Another one surrounds the notion that people should be aware of the responsibilities of pet ownership and avoid giving a pet as a Christmas gift to someone who might not want a pet or who might be allergic, or who might be under the impression that it’s fine if they aren’t home for 12 hours a day because a puppy can wait until they get home for a potty break. This is a good, common sense message to promote. But over time, this one got dirty blobbed into “shelters and rescue groups must not adopt out pets as Christmas gifts because the only people who would get a pet as a Christmas gift are those who will put him on a chain in the backyard on December 26 and leave him there until the day he dies”.
Any policy which denies a home to a shelter pet based on arbitrary criteria such as “It’s Halloween” or “The pet will be given as a Christmas gift” needs to be dirty blobbed into oblivion. As long as you are conducting your normal, common sense screening of adopters and asking the appropriate questions in order to ensure a potentially good match, it shouldn’t matter whether it’s a holiday or not.

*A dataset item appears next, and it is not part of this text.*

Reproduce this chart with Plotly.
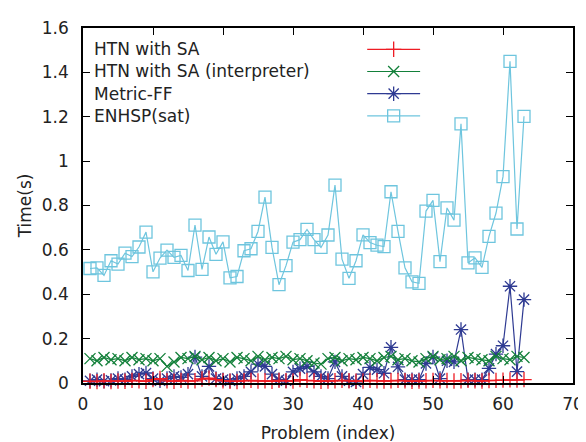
import plotly.graph_objects as go

# dados (tempo em segundos por problema)
problem = list(range(1, 64))

htn_sa = [0.008, 0.006, 0.010, 0.007, 0.009, 0.008, 0.012, 0.010, 0.008, 0.015,
          0.020, 0.010, 0.008, 0.012, 0.009, 0.010, 0.018, 0.022, 0.015, 0.010,
          0.008, 0.007, 0.010, 0.012, 0.009, 0.010, 0.008, 0.012, 0.010, 0.009,
          0.015, 0.012, 0.010, 0.008, 0.009, 0.010, 0.012, 0.010, 0.008, 0.009,
          0.012, 0.010, 0.009, 0.010, 0.012, 0.010, 0.008, 0.009, 0.010, 0.012,
          0.010, 0.011, 0.009, 0.010, 0.012, 0.010, 0.009, 0.011, 0.012, 0.013,
          0.014, 0.013, 0.015]

htn_sa_interp = [0.110, 0.100, 0.115, 0.105, 0.110, 0.100, 0.115, 0.105, 0.110, 0.100,
                 0.110, 0.075, 0.095, 0.115, 0.110, 0.120, 0.105, 0.115, 0.100, 0.110,
                 0.095, 0.115, 0.110, 0.100, 0.120, 0.105, 0.115, 0.110, 0.120, 0.105,
                 0.110, 0.100, 0.090, 0.085, 0.110, 0.115, 0.100, 0.110, 0.105, 0.115,
                 0.110, 0.100, 0.115, 0.120, 0.105, 0.110, 0.100, 0.095, 0.110, 0.120,
                 0.105, 0.110, 0.120, 0.100, 0.115, 0.110, 0.105, 0.100, 0.120, 0.110,
                 0.105, 0.120, 0.115]

metric_ff = [0.010, 0.015, 0.008, 0.012, 0.020, 0.015, 0.030, 0.040, 0.045, 0.020,
             0.010, 0.020, 0.030, 0.025, 0.040, 0.117, 0.030, 0.075, 0.020, 0.015,
             0.010, 0.020, 0.030, 0.050, 0.085, 0.075, 0.040, 0.015, 0.010, 0.050,
             0.065, 0.075, 0.050, 0.030, 0.020, 0.095, 0.030, 0.010, 0.005, 0.040,
             0.070, 0.060, 0.044, 0.161, 0.073, 0.015, 0.015, 0.015, 0.088, 0.117,
             0.020, 0.100, 0.095, 0.241, 0.015, 0.015, 0.015, 0.066, 0.130, 0.168,
             0.436, 0.051, 0.376]

enhsp = [0.516, 0.519, 0.485, 0.551, 0.536, 0.585, 0.570, 0.613, 0.680, 0.501,
         0.563, 0.599, 0.566, 0.575, 0.507, 0.712, 0.512, 0.658, 0.580, 0.636,
         0.474, 0.480, 0.596, 0.605, 0.683, 0.838, 0.611, 0.443, 0.529, 0.635,
         0.646, 0.692, 0.646, 0.611, 0.667, 0.892, 0.558, 0.472, 0.551, 0.668,
         0.633, 0.621, 0.615, 0.862, 0.683, 0.519, 0.456, 0.449, 0.775, 0.823,
         0.547, 0.789, 0.734, 1.168, 0.541, 0.564, 0.521, 0.661, 0.766, 0.930,
         1.450, 0.694, 1.202]

x_ticks = [0, 10, 20, 30, 40, 50, 60, 70]
y_ticks = [0, 0.2, 0.4, 0.6, 0.8, 1.0, 1.2, 1.4, 1.6]
y_tick_labels = ["0", "0.2", "0.4", "0.6", "0.8", "1", "1.2", "1.4", "1.6"]

series = [
    ("ENHSP(sat)", enhsp, "#6ec5de", "square-open", 12),
    ("Metric-FF", metric_ff, "#2e3a92", "asterisk-open", 12),
    ("HTN with SA (interpreter)", htn_sa_interp, "#13803a", "x-thin-open", 11),
    ("HTN with SA", htn_sa, "#ee1c24", "cross-thin-open", 11),
]
legend_order = ["HTN with SA", "HTN with SA (interpreter)", "Metric-FF", "ENHSP(sat)"]

FONT = "DejaVu Sans, Liberation Sans, sans-serif"
TXT = "#222222"

fig = go.Figure()
for name, vals, color, symbol, size in series:
    fig.add_trace(go.Scatter(
        x=problem, y=vals, mode="lines+markers", name=name,
        line=dict(color=color, width=1.2),
        marker=dict(symbol=symbol, size=size, color=color, line=dict(color=color, width=1.3)),
        showlegend=False, cliponaxis=False,
    ))

# legenda no estilo gnuplot: texto à esquerda, amostra à direita
style = {s[0]: s for s in series}
for k, name in enumerate(legend_order):
    _, _, color, symbol, size = style[name]
    yk = 0.94 - k * 0.0625
    fig.add_trace(go.Scatter(
        x=[0.58, 0.634, 0.688], y=[yk, yk, yk], xaxis="x2", yaxis="y2",
        mode="lines", line=dict(color=color, width=1.2), showlegend=False, hoverinfo="skip",
    ))
    fig.add_trace(go.Scatter(
        x=[0.634], y=[yk], xaxis="x2", yaxis="y2", mode="markers",
        marker=dict(symbol=symbol, size=size, color=color, line=dict(color=color, width=1.3)),
        showlegend=False, hoverinfo="skip",
    ))
    fig.add_annotation(x=0.018, y=yk, xref="x2", yref="y2", text=name, showarrow=False,
                       xanchor="left", yanchor="middle",
                       font=dict(family=FONT, size=17, color=TXT))

axis_common = dict(
    showline=True, linecolor="black", linewidth=1.5, mirror="ticks",
    ticks="inside", ticklen=7, tickwidth=1.2, tickcolor="black",
    showgrid=False, zeroline=False,
    tickfont=dict(family=FONT, size=17, color=TXT),
)

fig.update_layout(
    width=586, height=442,
    margin=dict(l=75, r=14, t=10, b=67),
    paper_bgcolor="white", plot_bgcolor="white",
    xaxis=dict(range=[0, 70], tickvals=x_ticks, ticklabelstandoff=5,
               title=dict(text="Problem (index)", font=dict(family=FONT, size=17, color=TXT), standoff=14),
               **axis_common),
    yaxis=dict(range=[0, 1.6], tickvals=y_ticks, ticktext=y_tick_labels, ticklabelstandoff=9,
               title=dict(text="Time(s)", font=dict(family=FONT, size=17, color=TXT), standoff=6),
               **axis_common),
    xaxis2=dict(range=[0, 1], overlaying="x", visible=False, fixedrange=True),
    yaxis2=dict(range=[0, 1], overlaying="y", visible=False, fixedrange=True),
)

fig.write_html("out.html")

It’s understandable that shelters and rescues want to avoid so-called impulse adoptions which might not be a good fit. That’s why the normal screening process of applicants is important – to weed out those negative impulses which by the way, can occur at any time of the year. It’s good to remember too, as Bonney Brown pointed out in her seminar at the No Kill Conference this year, that people can have positive impulses. Running into a burning building to save a baby is a positive impulse.
I was glad to see that Pets Alive in NY is offering to make adopting a pet as a Christmas gift easy and fun – in a very responsible way:
If you are a parent and you have already told Santa it is ok for your children to receive a pet this holiday season all you need to do is fill out our application, get approved, come down and select your pet (within a week of the holiday). Pets Alive will tell Santa and we will drive up to your house on Christmas morning, (with the Pets Alive MAGIC BUS) and knock on your door.
::door opens, little boy looks up. There we stand in Santa hat, with clipboard, big MAGIC BUS behind us::
Us: “Hello, is this the house of Susie and Timmy So-and-So?”
Little Boy: “Yes. This is. I am Timmy So-and-So”.
Us: “Well, Timmy, get your sister, because we have a very special delivery from Santa for the two of you!!”
::We turn, whistle and out of the bus comes Santa’s Elf with Fido!! ::
Us: “Timmy and Susie – Santa asked us to take care of your new dog, Fido. He stopped by Pets Alive so that Fido didn’t sit under the tree in a box all night! He asked us to deliver him to you this morning! Merry Christmas Timmy and Susie from Santa and Pets Alive! ….. and Merry Christmas to YOU , Fido, for you my sweet little furry friend, have finally found your forever home!”
I love this idea. Every year some parents are going to give the kids the pet they’ve been asking for as a Christmas gift. If shelters and rescues refuse to allow adoptions of pets as holiday gifts, they are driving parents to alternate sources to buy the pet – and probably turning them off shelter adoption permanently. Pets Alive is employing their normal screening practices to ensure a good potential match between pet and family and making it easy for the parent to save a life while giving the kids the present of their dreams. No pet store salesman or flea market vendor is going to hold your pet for you until Christmas morning and then show up in a Santa hat – but Pets Alive will!
Good on you Pets Alive for thinking outside the box. I would love to see this idea catch on with other shelters and rescue groups. Some number of responsible people are going to give pets as Christmas gifts this year. Refusing to allow adoptions at Christmas will not change that fact but it will deny the pets in your shelter a chance at a good home. Why not consider each applicant on their individual merits and see if breaking the mold can get more of your pets into homes this holiday season?